Over-ordering is not harmless either. You spend extra money, deal with heavy leftover bags, and may end up discarding part-used material that has absorbed moisture. Cement can degrade in storage quickly if exposed to humidity, so precision is both a structural and cost advantage.
Typical Mix Ratio Comparison for Shed Bases
| Mix Ratio (Ballast:Cement) | Typical Use Case | Relative Cement Demand | General Strength Trend |
|---|---|---|---|
| 6:1 | Very light duty pads and low load garden storage | Low | Lower strength, less margin for poor curing |
| 5:1 | Standard domestic shed bases | Medium | Balanced strength and cost for common projects |
| 4:1 | Heavier sheds, workshop loads, improved durability target | Higher | Higher strength potential with proper curing |
Strength outcome always depends on placement quality, moisture control, compaction, and curing practice, not ratio alone.
Real Statistics That Help Contextualize Material Planning
Concrete for small projects is part of a very large material economy. Looking at national scale data helps explain why local supply pricing changes and why responsible ordering matters.
| Material Indicator | Recent Reported Figure | Why It Matters for Shed Base Planning |
|---|---|---|
| U.S. cement production (2023, USGS) | About 91 million metric tons | Shows high baseline demand that can influence regional availability and pricing. |
| Estimated world cement production (USGS) | About 4.1 billion metric tons annually | Confirms cement is globally price sensitive to energy and logistics changes. |
| Concrete life cycle emission context (EPA) | Industrial processes and energy are major emission sources | Supports ordering accurately to avoid unnecessary material waste and embodied carbon. |
For current mineral production references, see the U.S. Geological Survey cement statistics: USGS Cement Statistics and Information. For broader emissions context, the U.S. Environmental Protection Agency resource is useful: EPA Greenhouse Gas Emissions Sources. For practical educational guidance on concrete handling and placement, extension publications such as University of Minnesota Extension provide research-based construction and site preparation content.
Choosing the Correct Depth for Your Shed Slab
Depth is often the biggest driver of total volume after plan dimensions. Many domestic shed slabs fall in the 75 mm to 125 mm range, with 100 mm frequently used as a robust default for typical garden sheds. If you are storing heavier machines, free weights, stacked logs, or riding equipment, thicker slabs and reinforcement may be appropriate.
- Use deeper slabs for heavier static loads.
- Account for weak subgrade by improving the sub-base and compaction first.
- Check edge thickness consistency because thin edges are common failure points.
- Consider local frost and drainage behavior before final depth selection.
Remember that slab quality depends on both geometry and support.
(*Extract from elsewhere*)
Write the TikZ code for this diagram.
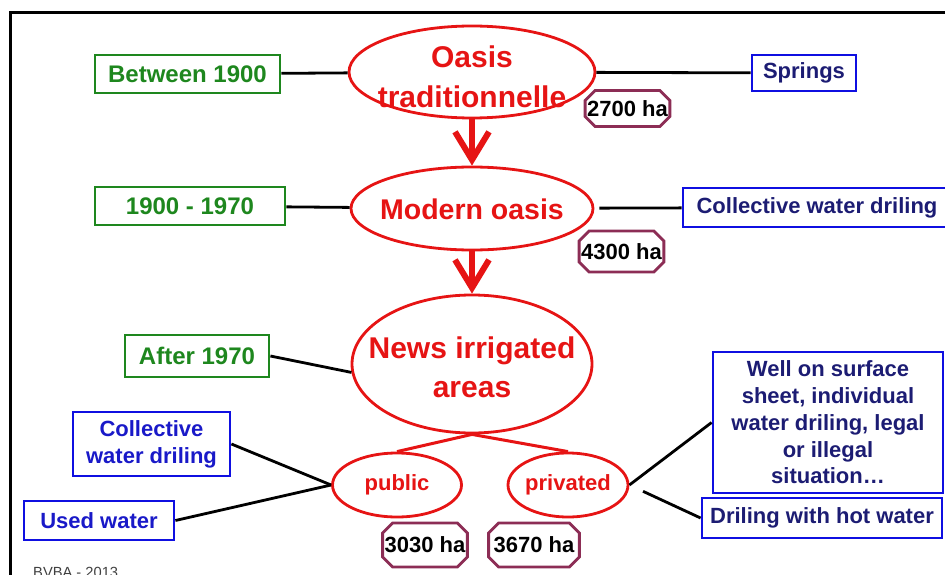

Even a thick slab can crack if the sub-base is uneven, poorly compacted, or saturated.
How Waste Allowance Changes the Final Order
A common mistake is treating theoretical volume as purchase volume. Real site work includes uneven excavation, spillage, stuck material in mixers, wheelbarrow losses, and the need to avoid underfill at edges. A 10% waste allowance is a practical starting point for many DIY installations, while straightforward, well-planned pours can be closer to 5% and complex sites may need more.
If your delivery access is limited, it is usually better to hold a small surplus than to risk a mid-pour material shortage. That said, the calculator lets you control this value so you can optimize for your project constraints.
Practical Workflow Before You Click Calculate
- Measure final internal and external dimensions of the formwork.
- Confirm whether dimensions are in metres or feet, and set units correctly.
- Set target slab depth in mm or inches.
- Select a realistic ballast to cement ratio based on expected load.
- Enter bag sizes used by your local supplier.
- Add current supplier prices to get a rough budget figure.
- Include an appropriate waste allowance.
- Run calculation and round logistics, not just math, such as transport load limits.
Common Mistakes and How to Avoid Them
- Wrong units: mixing feet and metres can double or triple the estimate error. Always verify units before calculating.
- Ignoring sub-base prep: concrete does not compensate for unstable ground. Compact and level first.
- Adding too much water: easier placement can reduce final strength and increase shrinkage cracking risk.
- Poor curing: rapid moisture loss in hot or windy weather can reduce durability. Protect fresh concrete after pour.
- No edge planning: weak or thin slab edges chip and fail early under point loads.
Budgeting Tips for Better Project Control
A calculator that includes bag prices gives immediate visibility into tradeoffs. Moving from 6:1 to 5:1 may only be a small cost increase on a small slab, while giving more performance margin. Likewise, a modest increase in depth can quickly raise material demand by a large percentage. This is why instant recalculation is useful: you can test alternatives before spending.
Keep a short checklist for procurement:
- Total bags needed by type
- Estimated total mass for transport planning
- Contingency bags for inaccessible sites
- Expected pour day weather and curing setup
- Tools for consistent batching and leveling
Final Takeaway
A shed base ballast calculator is not just a convenience tool. It is a planning system that helps convert design dimensions into real material decisions. By combining accurate geometry, realistic waste, correct mix ratio, and local supplier data, you can pour a slab that is more reliable, economical, and easier to execute in one pass.
Use the calculator above to test scenarios, then cross-check your final plan against local building guidance, expected loading, and site conditions. Better preparation at this stage usually means fewer repairs, better shed alignment, and longer service life from your base.